A consumer maximizes satisfaction where an indifference curve just touches the budget line — the tangency point. At that point, the MRS equals the slope of the budget constraint. In plain terms: the rate at which you’re willing to trade bread for fuel (based on how much you enjoy each) exactly matches the rate at which the market forces you to trade them (based on prices). If those two rates don’t match, you can always do better by reshuffling your spending.

This is why the slope matters beyond simple arithmetic. It sets the terms of every consumer’s optimization problem. When a price change steepens the slope, the tangency point shifts — the consumer ends up choosing a different combination of goods even if their preferences haven’t changed at all. The entire demand curve for a product traces out from these shifting tangency points as the price moves and the budget line rotates.

Non-Linear Budget Constraints

Everything above assumes each good has a single fixed price regardless of quantity. In practice, pricing structures often create budget constraints with kinks or curves rather than straight lines. Quantity discounts, progressive utility rates, and buy-one-get-one promotions all mean the effective price per unit changes as you buy more. When that happens, the slope isn’t constant — it’s steeper in some ranges and flatter in others.

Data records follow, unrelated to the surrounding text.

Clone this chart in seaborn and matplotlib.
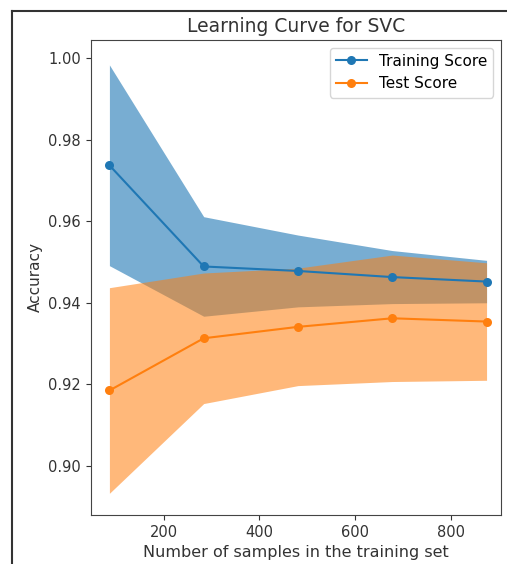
import numpy as np
import matplotlib
matplotlib.use("Agg")
import matplotlib.pyplot as plt
import seaborn as sns
from matplotlib.lines import Line2D

train_sizes = [87, 284, 481, 678, 875]
train_mean = [0.9737, 0.9489, 0.9478, 0.9463, 0.9452]
train_std = [0.0246, 0.0122, 0.0088, 0.0065, 0.0052]
test_mean = [0.9185, 0.9313, 0.9341, 0.9362, 0.9354]
test_std = [0.0252, 0.0160, 0.0144, 0.0155, 0.0144]

train_mean = np.array(train_mean)
train_std = np.array(train_std)
test_mean = np.array(test_mean)
test_std = np.array(test_std)

fig = plt.figure(figsize=(5.07, 5.64), dpi=100)
ax = fig.add_axes([0.179, 0.087, 0.809, 0.842])

# Bandas +/- desviacion estandar
ax.fill_between(train_sizes, train_mean - train_std, train_mean + train_std,
                color="C0", alpha=0.6, linewidth=0)
ax.fill_between(train_sizes, test_mean - test_std, test_mean + test_std,
                color="C1", alpha=0.55, linewidth=0)

sns.lineplot(x=train_sizes, y=train_mean, marker="o", color="C0",
             markeredgewidth=0, markersize=6.5, label="Training Score", ax=ax)
sns.lineplot(x=train_sizes, y=test_mean, marker="o", color="C1",
             markeredgewidth=0, markersize=6.5, label="Test Score", ax=ax)

ax.set_xlim(48, 905)
ax.set_ylim(0.888, 1.0044)
ax.set_xticks([200, 400, 600, 800])
ax.set_yticks([0.90, 0.92, 0.94, 0.96, 0.98, 1.00])
ax.tick_params(labelsize=10.5, colors="#333333")
for s in ax.spines.values():
    s.set_color("#444444")

ax.set_title("Learning Curve for SVC", fontsize=13.5, color="#333333")
ax.set_xlabel("Number of samples in the training set", fontsize=11.5, color="#333333")
ax.set_ylabel("Accuracy", fontsize=11, color="#333333")
ax.legend(loc="upper right", fontsize=11)

# Marco de la captura original
fig.add_artist(Line2D([12 / 507, 12 / 507], [0, 1 - 11 / 564],
                      transform=fig.transFigure, color="#333333", linewidth=1.5))
fig.add_artist(Line2D([12 / 507, 1], [1 - 11 / 564, 1 - 11 / 564],
                      transform=fig.transFigure, color="#333333", linewidth=1.5))

fig.savefig("out.png", dpi=100)
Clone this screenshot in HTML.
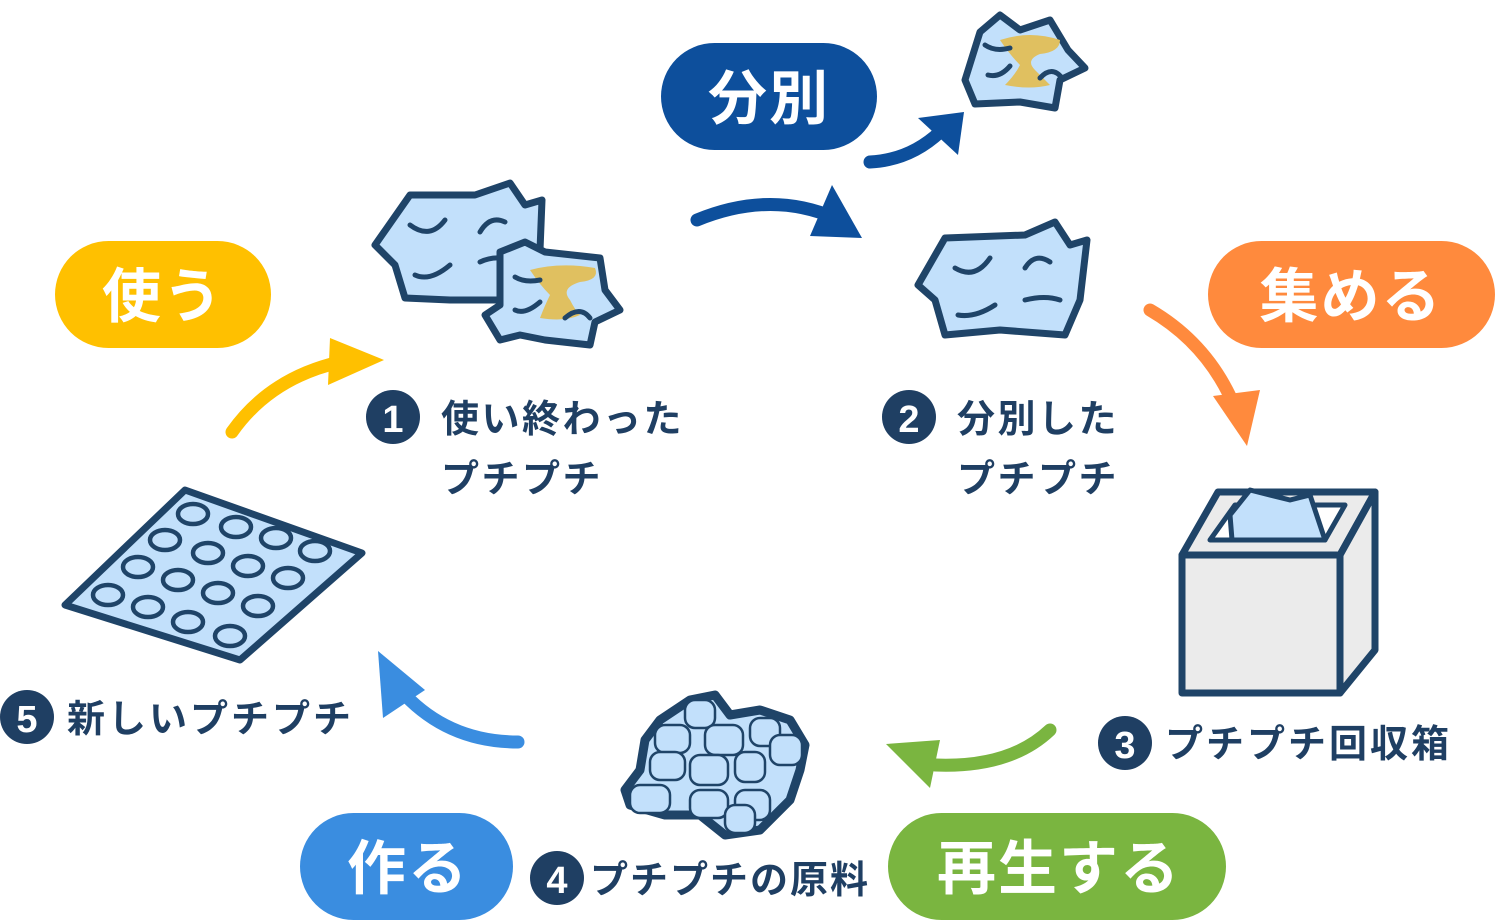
<!DOCTYPE html>
<html><head><meta charset="utf-8"><style>
html,body{margin:0;padding:0;background:#fff;}
svg{display:block;}
text{font-family:"Liberation Sans","Noto Sans CJK JP",sans-serif;font-weight:bold;}
</style></head><body>
<svg width="1496" height="921" viewBox="0 0 1496 921" xmlns="http://www.w3.org/2000/svg">
<!-- pills -->
<rect x="661" y="43" width="216" height="107" rx="53.5" fill="#0d4f9c"/>
<text x="769" y="119" font-size="59" fill="#fff" text-anchor="middle" letter-spacing="2">分別</text>
<rect x="55" y="241" width="216" height="107" rx="53.5" fill="#ffc000"/>
<text x="163" y="317" font-size="59" fill="#fff" text-anchor="middle" letter-spacing="2">使う</text>
<rect x="1208" y="241" width="287" height="107" rx="53.5" fill="#ff8a3d"/>
<text x="1351" y="317" font-size="59" fill="#fff" text-anchor="middle" letter-spacing="2">集める</text>
<rect x="300" y="813" width="213" height="107" rx="53.5" fill="#3a8de0"/>
<text x="408" y="889" font-size="59" fill="#fff" text-anchor="middle" letter-spacing="2">作る</text>
<rect x="888" y="813" width="338" height="107" rx="53.5" fill="#7ab540"/>
<text x="1059" y="889" font-size="59" fill="#fff" text-anchor="middle" letter-spacing="2">再生する</text>

<!-- arrows -->
<g fill="none" stroke-width="13" stroke-linecap="round">
<path d="M697,220 Q770,190 835,218" stroke="#0d4f9c"/>
<path d="M870,162 Q910,160 940,132" stroke="#0d4f9c"/>
<path d="M1150,310 Q1210,345 1236,410" stroke="#ff8a3d"/>
<path d="M1050,730 Q1010,768 935,765" stroke="#7ab540"/>
<path d="M518,742 Q450,742 405,695" stroke="#3a8de0"/>
<path d="M232,432 Q270,378 340,362" stroke="#ffc000"/>
</g>
<polygon points="862,238 810,236 832,185" fill="#0d4f9c"/>
<polygon points="964,112 958,155 918,118" fill="#0d4f9c"/>
<polygon points="1247,446 1213,396 1260,390" fill="#ff8a3d"/>
<polygon points="886,744 940,740 930,788" fill="#7ab540"/>
<polygon points="378,651 425,690 383,718" fill="#3a8de0"/>
<polygon points="384,360 330,338 328,385" fill="#ffc000"/>

<!-- labels -->
<g fill="#1f3f63">
<circle cx="393" cy="417" r="27"/><text x="393" y="432" font-size="38" fill="#fff" text-anchor="middle">1</text>
<text x="441" y="432" font-size="38" letter-spacing="2.5">使い終わった</text>
<text x="441" y="492" font-size="38" letter-spacing="2.5">プチプチ</text>
<circle cx="909" cy="417" r="27"/><text x="909" y="432" font-size="38" fill="#fff" text-anchor="middle">2</text>
<text x="957" y="432" font-size="38" letter-spacing="2.5">分別した</text>
<text x="957" y="492" font-size="38" letter-spacing="2.5">プチプチ</text>
<circle cx="1125" cy="743" r="27"/><text x="1125" y="758" font-size="38" fill="#fff" text-anchor="middle">3</text>
<text x="1165" y="757" font-size="38" letter-spacing="3">プチプチ回収箱</text>
<circle cx="557" cy="878" r="27"/><text x="557" y="893" font-size="38" fill="#fff" text-anchor="middle">4</text>
<text x="590" y="893" font-size="38" letter-spacing="2">プチプチの原料</text>
<circle cx="27" cy="717" r="27"/><text x="27" y="732" font-size="38" fill="#fff" text-anchor="middle">5</text>
<text x="67" y="732" font-size="38" letter-spacing="3">新しいプチプチ</text>
</g>

<g stroke="#1f4468" stroke-width="7" stroke-linejoin="round" stroke-linecap="round">
<polygon points="410,195 475,195 510,183 525,205 542,200 540,250 520,300 450,300 405,298 395,265 375,245" fill="#c2e0fb"/>
<path d="M410,225 Q430,240 445,220 M480,232 Q490,215 505,222 M415,275 Q430,282 450,265 M480,262 Q495,255 510,260" fill="none" stroke-width="5"/>
<polygon points="500,252 525,242 545,252 600,258 605,290 620,310 595,322 590,345 545,340 520,335 500,340 485,315 500,305" fill="#c2e0fb"/>
<path d="M530,270 Q560,262 595,268 Q600,280 580,282 Q560,288 570,300 Q575,310 580,315 Q565,322 540,318 Q545,305 550,295 Q540,285 530,270Z" fill="#e0c060" stroke="none"/>
<path d="M515,277 Q525,283 540,280 M515,310 Q525,315 540,302 M565,318 Q580,305 590,318" fill="none" stroke-width="5"/>
<polygon points="945,238 1025,235 1055,222 1070,245 1087,240 1080,300 1065,335 1000,330 945,335 935,300 918,285" fill="#c2e0fb"/>
<path d="M955,268 Q975,280 990,258 M1025,268 Q1035,252 1050,262 M958,315 Q975,318 995,305 M1025,300 Q1045,295 1060,300" fill="none" stroke-width="5"/>
<polygon points="980,32 1000,15 1020,30 1050,20 1068,50 1085,68 1060,80 1055,108 1020,102 975,104 965,80" fill="#c2e0fb"/>
<path d="M1000,40 Q1030,30 1060,40 Q1060,52 1040,54 Q1025,60 1035,70 Q1045,80 1050,85 Q1030,90 1005,85 Q1015,75 1020,65 Q1010,55 1000,40Z" fill="#e0c060" stroke="none"/>
<path d="M985,45 Q995,52 1010,48 M988,75 Q1000,78 1010,66 M1040,78 Q1052,65 1062,78" fill="none" stroke-width="5"/>
<!-- box -->
<polygon points="1218,492 1375,492 1340,555 1182,555" fill="#ebebeb"/>
<polygon points="1340,555 1375,492 1375,650 1340,693" fill="#ebebeb"/>
<rect x="1182" y="555" width="158" height="138" fill="#ebebeb"/>
<polygon points="1235,505 1345,505 1325,540 1210,540" fill="#fff" stroke-width="5"/>
<polygon points="1230,515 1250,490 1290,500 1310,495 1325,540 1232,540" fill="#c2e0fb" stroke-width="5"/>
<!-- bubble sheet -->
<polygon points="185,490 362,553 240,660 65,605" fill="#c2e0fb"/>
</g>
<g fill="#c2e0fb" stroke="#1f4468" stroke-width="4.5">
<ellipse cx="193" cy="514" rx="15" ry="10"/><ellipse cx="236" cy="527" rx="15" ry="10"/><ellipse cx="276" cy="538" rx="15" ry="10"/><ellipse cx="315" cy="551" rx="15" ry="10"/>
<ellipse cx="165" cy="540" rx="15" ry="10"/><ellipse cx="208" cy="553" rx="15" ry="10"/><ellipse cx="248" cy="566" rx="15" ry="10"/><ellipse cx="288" cy="578" rx="15" ry="10"/>
<ellipse cx="138" cy="567" rx="15" ry="10"/><ellipse cx="178" cy="580" rx="15" ry="10"/><ellipse cx="218" cy="593" rx="15" ry="10"/><ellipse cx="258" cy="606" rx="15" ry="10"/>
<ellipse cx="108" cy="595" rx="15" ry="10"/><ellipse cx="148" cy="607" rx="15" ry="10"/><ellipse cx="188" cy="622" rx="15" ry="10"/><ellipse cx="230" cy="636" rx="15" ry="10"/>
</g>
<!-- pellets -->
<path d="M660,720 L690,700 L715,695 L730,715 L760,710 L790,720 L805,745 L800,770 L790,800 L760,830 L725,835 L700,815 L665,815 L630,805 L625,790 L640,770 L645,740Z" fill="#c2e0fb" stroke="#1f4468" stroke-width="9" stroke-linejoin="round"/>
<g fill="#c2e0fb" stroke="#1f4468" stroke-width="2.5">
<rect x="685" y="700" width="30" height="28" rx="10"/><rect x="655" y="725" width="35" height="28" rx="10"/>
<rect x="705" y="725" width="38" height="30" rx="10"/><rect x="750" y="718" width="30" height="28" rx="10"/>
<rect x="770" y="735" width="32" height="30" rx="10"/><rect x="650" y="752" width="35" height="28" rx="10"/>
<rect x="690" y="755" width="38" height="30" rx="10"/><rect x="735" y="752" width="30" height="30" rx="10"/>
<rect x="630" y="785" width="40" height="28" rx="10"/><rect x="690" y="790" width="38" height="28" rx="10"/>
<rect x="735" y="790" width="35" height="30" rx="10"/><rect x="725" y="805" width="30" height="28" rx="10"/>
</g>
</svg>
</body></html>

Rationing creates a different kind of non-linearity. If a store limits you to five gallons of fuel per visit, the budget constraint runs normally until you hit five gallons, then becomes a vertical line — no matter how much money you have left, you can’t buy a sixth gallon. The slope in the rationed region is essentially undefined; the trade-off between goods breaks down because one of them is simply unavailable in larger quantities.

These complications don’t invalidate the basic slope formula. They just mean you apply it piece by piece within each segment of the constraint where a single price holds. For most textbook problems and back-of-the-envelope consumer analysis, the straight-line version with a constant slope of -Px/Py captures the core insight: market prices dictate the angle, income dictates the distance from the origin, and the two forces operate independently.